The model generates odour contours which depict likely odour concentrations, expressed as odour units (OUs), which can be mapped spatially.
In this example provided, the 5 OU contour represents a point at which it can be expected that odours of weak concentration will not be noticeable for 99.9 % of the time. Depending on the input parameters, the location and shape of the odour contours can vary significantly.
Local meteorological patterns are determined through data obtained from nearby weather stations, located at airports, agricultural research stations, industrial sites. If these sources are not available then a weather station is established on site and data is captured over an extended period.

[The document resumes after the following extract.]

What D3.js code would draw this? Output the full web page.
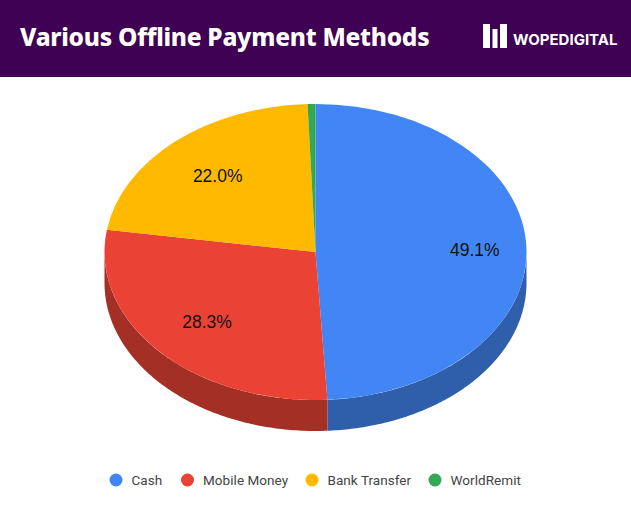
<!DOCTYPE html>
<html>
<head>
<meta charset="utf-8">
<script src="https://cdn.jsdelivr.net/npm/d3@7"></script>
<style>
  html, body { margin: 0; padding: 0; background: #fff; }
  svg { display: block; }
</style>
</head>
<body>
<svg id="chart"></svg>
<script>
const categories = ['Cash', 'Mobile Money', 'Bank Transfer', 'WorldRemit'];
const shares = [49.1, 28.3, 22.0, 0.6];
const shareLabels = ['49.1%', '28.3%', '22.0%', ''];
const colors = ['#4285f4', '#ea4335', '#ffba00', '#34a853'];
const wallColors = ['#2f5fab', '#a42f25', '#b38300', '#247638'];

const width = 631, height = 520;
const cx = 315.5, cy = 252, rx = 211, ry = 148, depth = 31;

const svg = d3.select('#chart').attr('width', width).attr('height', height);

// Header band
svg.append('rect').attr('width', width).attr('height', 77).attr('fill', '#3f0154');
svg.append('text')
    .attr('x', 20).attr('y', 46)
    .attr('font-family', '"Noto Sans", sans-serif')
    .attr('font-weight', 800)
    .attr('font-size', 24.5)
    .attr('letter-spacing', -0.27)
    .attr('fill', '#fff')
    .text('Various Offline Payment Methods');

// Logo
const logo = svg.append('g').attr('fill', '#fff');
logo.append('rect').attr('x', 483).attr('y', 24).attr('width', 7).attr('height', 24);
logo.append('rect').attr('x', 492.5).attr('y', 29).attr('width', 5).attr('height', 19);
logo.append('rect').attr('x', 500).attr('y', 24).attr('width', 7).attr('height', 24);
logo.append('text')
    .attr('x', 513).attr('y', 45)
    .attr('font-family', 'Inter, sans-serif')
    .attr('font-weight', 700)
    .attr('font-size', 15)
    .text('WOPEDIGITAL');

// Unit circle mapped to the tilted ellipse
const xScale = d3.scaleLinear().domain([-1, 1]).range([cx - rx, cx + rx]);
const yScale = d3.scaleLinear().domain([-1, 1]).range([cy + ry, cy - ry]);

const pie = d3.pie().sort(null);
const slices = pie(shares);

const arc = d3.arc().innerRadius(0).outerRadius(rx);

// Side wall, only the front half of the rim shows (angles PI/2 to 3PI/2)
const wall = d3.area()
    .x(a => xScale(Math.sin(a)))
    .y0(a => yScale(Math.cos(a)))
    .y1(a => yScale(Math.cos(a)) + depth);

const walls = svg.append('g');
slices.forEach((s, i) => {
  const a0 = Math.max(s.startAngle, Math.PI / 2);
  const a1 = Math.min(s.endAngle, Math.PI * 3 / 2);
  if (a1 <= a0) return;
  walls.append('path')
      .attr('d', wall(d3.range(0, 121).map(k => a0 + (a1 - a0) * k / 120)))
      .attr('fill', wallColors[i]);
});

// Top face
svg.append('g')
    .attr('transform', `translate(${cx},${cy}) scale(1,${ry / rx})`)
    .selectAll('path')
    .data(slices)
  .join('path')
    .attr('d', arc)
    .attr('fill', (d, i) => colors[i]);

// Slice labels
const labelRadius = [0.755, 0.695, 0.696, 0.7];
svg.append('g')
    .selectAll('text')
    .data(slices)
  .join('text')
    .attr('x', (d, i) => xScale(labelRadius[i] * Math.sin((d.startAngle + d.endAngle) / 2)))
    .attr('y', (d, i) => yScale(labelRadius[i] * Math.cos((d.startAngle + d.endAngle) / 2)) + 1)
    .attr('dy', '.35em')
    .attr('text-anchor', 'middle')
    .attr('font-family', '"Liberation Sans", Arial, sans-serif')
    .attr('font-size', 17.5)
    .attr('fill', '#111')
    .text((d, i) => shareLabels[i]);

// Legend
const legendSwatchX = [116, 187.5, 312, 435];
const legend = svg.append('g')
    .selectAll('g')
    .data(categories)
  .join('g')
    .attr('transform', (d, i) => `translate(${legendSwatchX[i]},480)`);
legend.append('circle')
    .attr('r', 6.5)
    .attr('fill', (d, i) => colors[i]);
legend.append('text')
    .attr('x', 15.5)
    .attr('dy', '.35em')
    .attr('font-family', 'Roboto, sans-serif')
    .attr('font-size', 13.5)
    .attr('letter-spacing', 0.05)
    .attr('fill', '#444')
    .text(d => d);
</script>
</body>
</html>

A key output from the weather data is a wind rose - it visually identifies the predominant wind direction, speed and frequency over time. This helps to assess the rate at which odour will disperse. The direction of light winds is also important, as these disperse odour at a slower rate and pose a greater risk of impacting residents’ amenity.
Odour buffers are a useful tool to support the planning and management of wastewater treatment plants and their surrounding areas. Defining the extent of buffers is dependent on the results of odour modelling and many factors which can vary over time.
Many treatment plants are dynamic, adapting to service an increasing population and deliver new products and services, such as recycled water, nutrients, biosolids, biogas. This means buffer lines also need to be dynamic. Odour modelling and buffers are a tool which should be used to support, not replace, best practice land use planning and urban design.